Friday, November 30, 2012

The Abnormal

The wind is out of the north and east today, which is something that I don't think of as normal, while being full aware that I haven't been here long enough to know what normal is.  I put in at the harbor noting first that most of the floating docks and nearly all of the pleasure boats have been pulled from the water - a winter warning, I suppose.  But, right now it is as calm here as I have ever seen it and my paddle out to the ocean is nothing but gentle.

The sky is cloudy, but the clouds move with haste and the sun shows through every once in awhile.  The work boats, oystermen who are actually harvesting clams, are working the waters between the mainland and Charles Island.  It is not normal for me to see them there.  The near ocean waters, being in the lee of the shoreline are calm and so, instead of heading straight into Gulf Pond, I continue east along land that I have not seen before.  People along here are rebuilding rock walls that were damaged during the hurricane, but I suspect that most of their damage was erosion and not structure.  I can see occasional whitecaps out beyond Welches Point and when I get there I find the wind to be not impossible, but not inviting.  There seems no good reason to leave the gentle waters.  I turn back noticing the large and exposed house that sits at the point, the former site of a guano and fishmeal factory.

I pass under the rusty bridge at slack tide, the peak of high tide when everything stands still for a few moments before reversing direction.  There is absolutely no current as I duck under the rusted beams.  A bit of north wind puts some effort into the paddle up Gulf Bay.  I spot black ducks, buffleheads, Canada geese and one great blue heron.

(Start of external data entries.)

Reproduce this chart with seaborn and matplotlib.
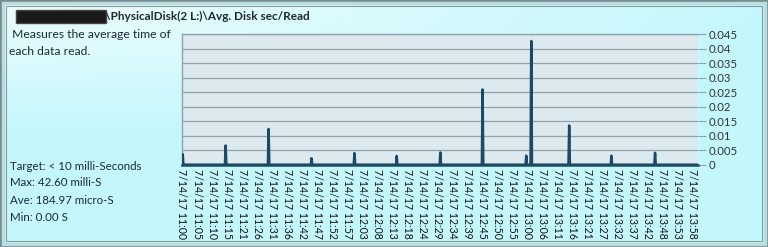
import numpy as np
import pandas as pd
import matplotlib
matplotlib.use("Agg")
import matplotlib.pyplot as plt
from matplotlib.patches import Rectangle, FancyBboxPatch
import seaborn as sns

# ---------------- data ----------------
n_samples = 722            # 15-second samples, 11:00 -> ~14:00
tick_step = 21             # one label every 21 samples (5.25 min)
tick_labels = ["7/14/17 11:00", "7/14/17 11:05", "7/14/17 11:10", "7/14/17 11:15",
               "7/14/17 11:21", "7/14/17 11:26", "7/14/17 11:31", "7/14/17 11:36",
               "7/14/17 11:42", "7/14/17 11:47", "7/14/17 11:52", "7/14/17 11:57",
               "7/14/17 12:03", "7/14/17 12:08", "7/14/17 12:13", "7/14/17 12:18",
               "7/14/17 12:24", "7/14/17 12:29", "7/14/17 12:34", "7/14/17 12:39",
               "7/14/17 12:45", "7/14/17 12:50", "7/14/17 12:55", "7/14/17 13:00",
               "7/14/17 13:06", "7/14/17 13:11", "7/14/17 13:16", "7/14/17 13:21",
               "7/14/17 13:27", "7/14/17 13:32", "7/14/17 13:37", "7/14/17 13:42",
               "7/14/17 13:48", "7/14/17 13:53", "7/14/17 13:58"]
spike_index = [1, 61, 121, 181, 241, 300, 361, 420, 481, 488, 541, 600, 661]
spike_value = [0.0036, 0.0066, 0.0123, 0.0022, 0.0040, 0.0030, 0.0042,
               0.0259, 0.0031, 0.0426, 0.0135, 0.0031, 0.0041]
y_ticks = [0, 0.005, 0.01, 0.015, 0.02, 0.025, 0.03, 0.035, 0.04, 0.045]
y_tick_labels = ["0", "0.005", "0.01", "0.015", "0.02", "0.025", "0.03",
                 "0.035", "0.04", "0.045"]
title_text = "\\PhysicalDisk(2 L:)\\Avg. Disk sec/Read"
desc_lines = [" Measures the average time of", "each data read."]
stat_lines = ["Target: < 10 milli-Seconds", "Max: 42.60 milli-S",
              "Ave: 184.97 micro-S", "Min: 0.00 S"]

values = np.zeros(n_samples)
values[spike_index] = spike_value
df = pd.DataFrame({"sample": np.arange(n_samples), "value": values})

# ---------------- style ----------------
sns.set_theme(style="white")
plt.rcParams["font.family"] = ["Lato", "DejaVu Sans"]

W, H = 768, 247
fig = plt.figure(figsize=(W / 100, H / 100), dpi=100)

# background gradient
bg = fig.add_axes([0, 0, 1, 1], zorder=-10)
gx = np.linspace(0, 1, 200)
gy = np.linspace(0, 1, 80)
GX, GY = np.meshgrid(gx, gy)
t = np.clip(np.sqrt((GX * 1.2) ** 2 + (GY * 2.2) ** 2) / 1.2, 0, 1)
c0 = np.array([0.93, 0.99, 0.99])
c1 = np.array([0.77, 0.97, 0.99])
img = c0[None, None, :] * (1 - t[..., None]) + c1[None, None, :] * t[..., None]
bg.imshow(img, extent=[0, 1, 0, 1], aspect="auto", origin="upper")
bg.set_xlim(0, 1)
bg.set_ylim(0, 1)
bg.axis("off")

# frame
fig.patches.append(Rectangle((0, 0), 1, 1, transform=fig.transFigure,
                             fill=False, edgecolor="#7a8a8c", linewidth=3, zorder=5))
fig.patches.append(Rectangle((3 / W, 3 / H), 1 - 6 / W, 1 - 6 / H,
                             transform=fig.transFigure, fill=False,
                             edgecolor="#b8dde0", linewidth=2.5, zorder=5))
fig.patches.append(Rectangle((6 / W, 6 / H), 1 - 12 / W, 1 - 12 / H,
                             transform=fig.transFigure, fill=False,
                             edgecolor="#8a9a9c", linewidth=0.8, zorder=5))

# main axes
ax = fig.add_axes([182 / W, 1 - 164.7 / H, (698 - 182) / W, (164.7 - 34) / H])
ax.set_facecolor("#dce9ef")
sns.lineplot(data=df, x="sample", y="value", ax=ax, color="#1c4a66",
             linewidth=1.8, zorder=3)
ax.set_xlim(0, n_samples - 1)
ax.set_ylim(0, 0.045)
ax.set_yticks(y_ticks)
ax.set_yticklabels(y_tick_labels)
ax.yaxis.tick_right()
ax.yaxis.set_label_position("right")
ax.grid(axis="y", color="#8fa3ad", linewidth=0.9)
ax.set_axisbelow(True)
ticks_pos = [i * tick_step for i in range(len(tick_labels))]
ax.set_xticks(ticks_pos)
ax.set_xticklabels(tick_labels, rotation=-90, fontsize=7.6, color="#111111",
                   ha="center", va="top")
ax.tick_params(axis="x", length=0, pad=3)
ax.tick_params(axis="y", length=6, width=0.8, color="#8fa3ad", pad=2,
               labelsize=8.2, labelcolor="#333333", direction="out")
ax.set_xlabel("")
ax.set_ylabel("")
for s in ["left", "top"]:
    ax.spines[s].set_color("#8fa3ad")
    ax.spines[s].set_linewidth(1)
ax.spines["right"].set_visible(False)
ax.spines["bottom"].set_color("#1c4a66")
ax.spines["bottom"].set_linewidth(1.8)

# redacted server name block
fig.patches.append(FancyBboxPatch((18 / W, 1 - 23 / H), 87 / W, 12 / H,
                                  boxstyle="round,pad=0.002",
                                  transform=fig.transFigure,
                                  facecolor="#1a1a1a", edgecolor="#444444",
                                  linewidth=1, zorder=6))
fig.text(105 / W, 1 - 16 / H, title_text, fontsize=8.5, fontweight="bold",
         color="#1a2a33", ha="left", va="center")

fig.text(9 / W, 1 - 34 / H, desc_lines[0], fontsize=8.7, color="#1a2a33",
         ha="left", va="center")
fig.text(9 / W, 1 - 51 / H, desc_lines[1], fontsize=8.7, color="#1a2a33",
         ha="left", va="center")
for i, line in enumerate(stat_lines):
    fig.text(10 / W, 1 - (166 + 17 * i) / H, line, fontsize=8.3,
             color="#1a2a33", ha="left", va="center")

fig.savefig("out.png", dpi=100)
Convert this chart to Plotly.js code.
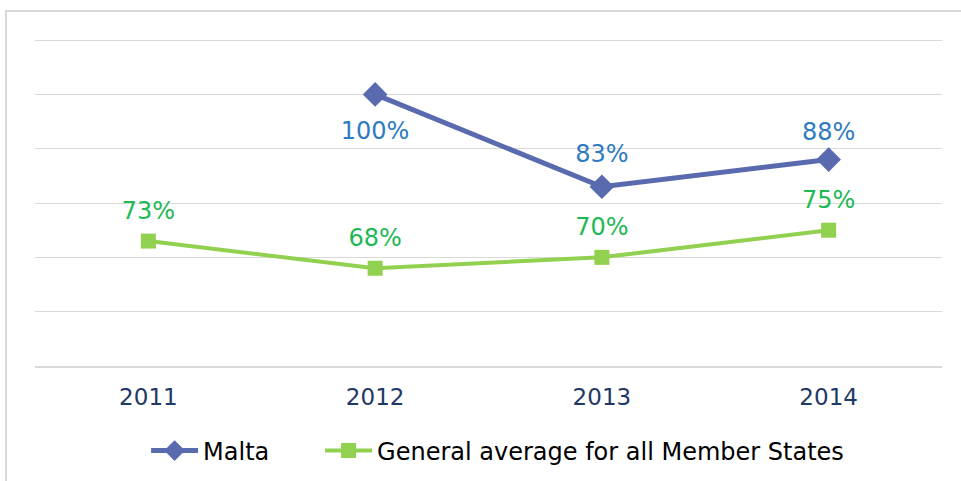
<!DOCTYPE html>
<html>
<head>
<meta charset="utf-8">
<script src="https://cdn.plot.ly/plotly-3.0.1.min.js"></script>
<style>
html,body{margin:0;padding:0;background:#fff;overflow:hidden;}
#frame{position:absolute;left:5px;top:10px;width:1200px;height:800px;border-top:2px solid #d9d9d9;border-left:2px solid #d9d9d9;}
#chart{position:absolute;left:0;top:0;width:961px;height:481px;}
</style>
</head>
<body>
<div id="frame"></div>
<div id="chart"></div>
<script>
const years = ['2011', '2012', '2013', '2014'];
const maltaValues = [null, 100, 83, 88];
const maltaLabels = ['', '100%', '83%', '88%'];
const maltaLabelPos = ['top center', 'bottom center', 'top center', 'top center'];
const avgValues = [73, 68, 70, 75];
const avgLabels = ['73%', '68%', '70%', '75%'];
const seriesNames = ['Malta', 'General average for all Member States'];

// spacing of the value labels from their points (invisible marker sizes)
const maltaLabelGap = [20, 41, 28, 20];
const avgLabelGap = [24, 24, 24, 24];

const font = '"DejaVu Sans", Verdana, sans-serif';
const maltaColor = '#5A6AAF';
const avgColor = '#92D050';
const maltaLabelColor = '#2E7BC0';
const avgLabelColor = '#1DB954';
const clear = 'rgba(0,0,0,0)';

const traces = [
  {
    x: years, y: maltaValues, name: seriesNames[0], type: 'scatter', mode: 'lines+markers',
    line: {color: maltaColor, width: 5},
    marker: {symbol: 'diamond', size: 19, color: maltaColor},
    connectgaps: false, cliponaxis: false, legend: 'legend'
  },
  {
    x: years, y: avgValues, name: seriesNames[1], type: 'scatter', mode: 'lines+markers',
    line: {color: avgColor, width: 4},
    marker: {symbol: 'square', size: 15, color: avgColor},
    cliponaxis: false, legend: 'legend2'
  },
  {
    x: years, y: maltaValues, type: 'scatter', mode: 'markers+text', showlegend: false,
    marker: {size: maltaLabelGap, color: clear, opacity: 0, line: {width: 0}},
    text: maltaLabels, textposition: maltaLabelPos,
    textfont: {color: maltaLabelColor, size: 24, family: font},
    cliponaxis: false
  },
  {
    x: years, y: avgValues, type: 'scatter', mode: 'markers+text', showlegend: false,
    marker: {size: avgLabelGap, color: clear, opacity: 0, line: {width: 0}},
    text: avgLabels, textposition: 'top center',
    textfont: {color: avgLabelColor, size: 24, family: font},
    cliponaxis: false
  }
];

const legendBase = {
  orientation: 'h', xref: 'paper', xanchor: 'left',
  yref: 'container', y: 0.0624, yanchor: 'middle',
  font: {family: font, size: 24, color: '#000'}, itemwidth: 47, bgcolor: clear
};

const layout = {
  width: 961, height: 481,
  margin: {l: 35, r: 19, t: 39, b: 115},
  paper_bgcolor: clear,
  plot_bgcolor: clear,
  font: {family: font, size: 23, color: '#000'},
  xaxis: {
    type: 'category', range: [-0.5, 3.5], showgrid: false, zeroline: false,
    showline: true, linecolor: '#d9d9d9', linewidth: 2,
    ticks: '', tickfont: {color: '#1F3864', size: 23, family: font}, ticklabelstandoff: 9
  },
  yaxis: {
    range: [50, 110.2], tick0: 50, dtick: 10, showticklabels: false, gridcolor: '#d9d9d9', gridwidth: 1,
    zeroline: false, showline: false, ticks: ''
  },
  showlegend: true,
  legend: Object.assign({}, legendBase, {x: 0.1225}),
  legend2: Object.assign({}, legendBase, {x: 0.3143})
};

Plotly.newPlot('chart', traces, layout, {staticPlot: true});
</script>
</body>
</html>
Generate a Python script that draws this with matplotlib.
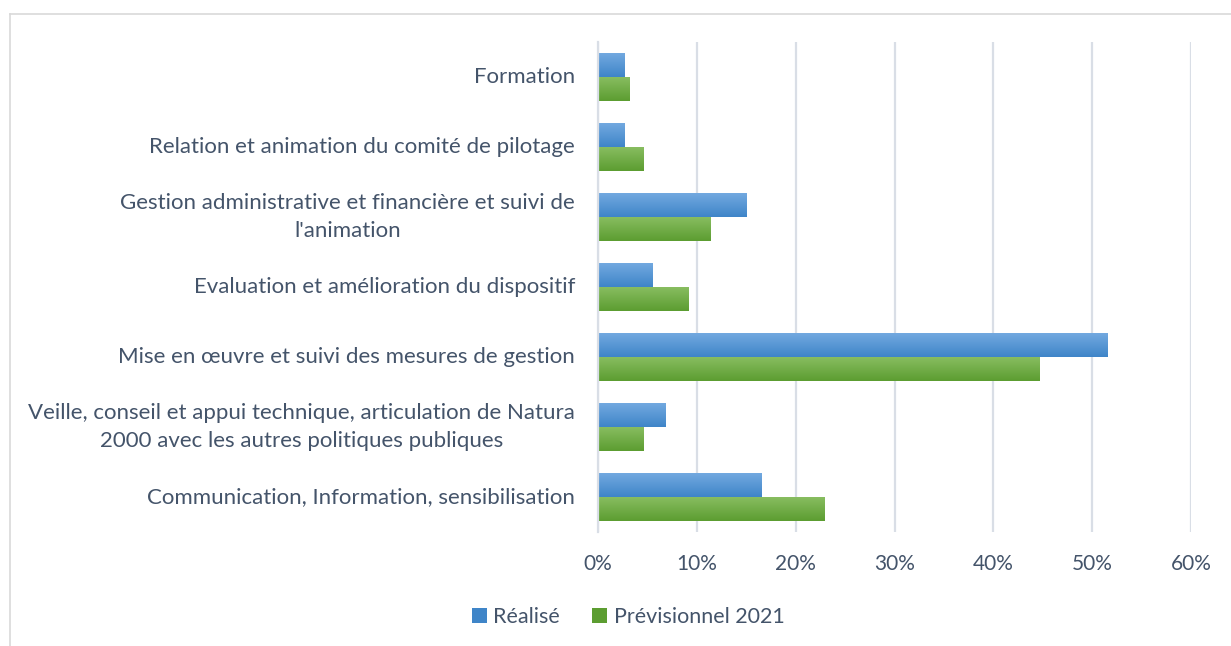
import numpy as np
import matplotlib
matplotlib.use("Agg")
import matplotlib.pyplot as plt
from matplotlib.lines import Line2D
from matplotlib.patches import Patch
import matplotlib.ticker as mtick

# Data (shares of time, %)
categories = [
    "Formation",
    "Relation et animation du comité de pilotage",
    "Gestion administrative et financière et suivi de\nl'animation",
    "Evaluation et amélioration du dispositif",
    "Mise en œuvre et suivi des mesures de gestion",
    "Veille, conseil et appui technique, articulation de Natura\n2000 avec les autres politiques publiques",
    "Communication, Information, sensibilisation",
]
realise = [2.7, 2.7, 15.0, 5.5, 51.6, 6.8, 16.5]
previsionnel = [3.2, 4.6, 11.4, 9.2, 44.7, 4.6, 22.9]
series_names = ["Réalisé", "Prévisionnel 2021"]

text_col = "#44546A"
grid_col = "#D9DEE6"
blue_top, blue_bot = "#72A9E0", "#3F85C8"
green_top, green_bot = "#88BD60", "#5C9D31"

plt.rcParams['font.family'] = ['Lato', 'DejaVu Sans']

fig = plt.figure(figsize=(12.31, 6.46), dpi=100)
ax = fig.add_axes([598 / 1231, 1 - 532 / 646, (1191 - 598) / 1231, (532 - 42) / 646])

y = np.arange(len(categories))
h = 0.338
b1 = ax.barh(y - h / 2, realise, height=h, color=blue_bot, zorder=2)
b2 = ax.barh(y + h / 2, previsionnel, height=h, color=green_bot, zorder=2)


def gradient(bars, top, bot):
    c1 = np.array(matplotlib.colors.to_rgb(top))
    c2 = np.array(matplotlib.colors.to_rgb(bot))
    t = np.linspace(0, 1, 64)[:, None]
    img = (c1 * (1 - t) + c2 * t)[:, None, :]
    for p in bars:
        x0, y0 = p.get_x(), p.get_y()
        w, hh = p.get_width(), p.get_height()
        ax.imshow(img, extent=[x0, x0 + w, y0 + hh, y0], origin="upper",
                  aspect="auto", zorder=3, interpolation="bilinear")


gradient(b1, blue_top, blue_bot)
gradient(b2, green_top, green_bot)

ax.set_ylim(len(categories) - 0.5, -0.5)
ax.set_xlim(0, 60)
ax.set_xticks(np.arange(0, 61, 10))
ax.xaxis.set_major_formatter(mtick.PercentFormatter(decimals=0))
ax.set_yticks(y)
ax.set_yticklabels(categories, multialignment="center", fontsize=16, linespacing=1.45,
                   va="center")
ax.tick_params(axis="both", length=0, colors=text_col)
ax.tick_params(axis="x", pad=16, labelsize=15)
ax.tick_params(axis="y", pad=16.5)
ax.grid(axis="x", color=grid_col, linewidth=1.6, zorder=0)
for s in ["top", "right", "bottom"]:
    ax.spines[s].set_visible(False)
ax.spines["left"].set_color(grid_col)
ax.spines["left"].set_linewidth(1.6)
ax.spines["left"].set_zorder(4)

handles = [Patch(facecolor=blue_bot, edgecolor="none"),
           Patch(facecolor=green_bot, edgecolor="none")]
fig.legend(handles, series_names, loc="center", bbox_to_anchor=(628 / 1231, 1 - 617 / 646),
           ncol=2, frameon=False, fontsize=15.5, labelcolor=text_col,
           handlelength=0.7, handleheight=0.7, handletextpad=0.3, columnspacing=1.5)

# chart area border (cropped on right / bottom)
fig.add_artist(Line2D([10 / 1231, 10 / 1231], [0, 1 - 14 / 646], transform=fig.transFigure,
                      color="#D9D9D9", linewidth=1.2))
fig.add_artist(Line2D([10 / 1231, 1], [1 - 14 / 646, 1 - 14 / 646], transform=fig.transFigure,
                      color="#D9D9D9", linewidth=1.2))

fig.savefig("out.png", dpi=100)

The real surprise, the real not normal event for me comes at the stone railroad bridge.  It is the gate into the Indian River.  I have seen it at low tide when it must be waded and the canoe lined through.  I have been here somewhere near high tide when a deep overpowering flow comes out.  Today, through no fault of my own, I slip effortlessly under the bridge, the high tide of Gulf Pond matching the high tide in Indian River.

I have never been in the river while it is high tide, so I continue past the time when I would've normally turned back.  The river is full width and unconstrained.  I spot some more black ducks and buffleheads and three hooded mergansers that takeoff around the next bend just as we see each other.  That's mostly normal for them.  Under the highway bridge I find a raccoon.  I knew they were here, but this is the first that I've seen.

I watch the water mark on the grasses and reeds that line the river.  When I turn back, the water has dropped about 2 inches and there is now a small current.  At the stone bridge the water has now dropped 3 inches and I coast through riding on the tide.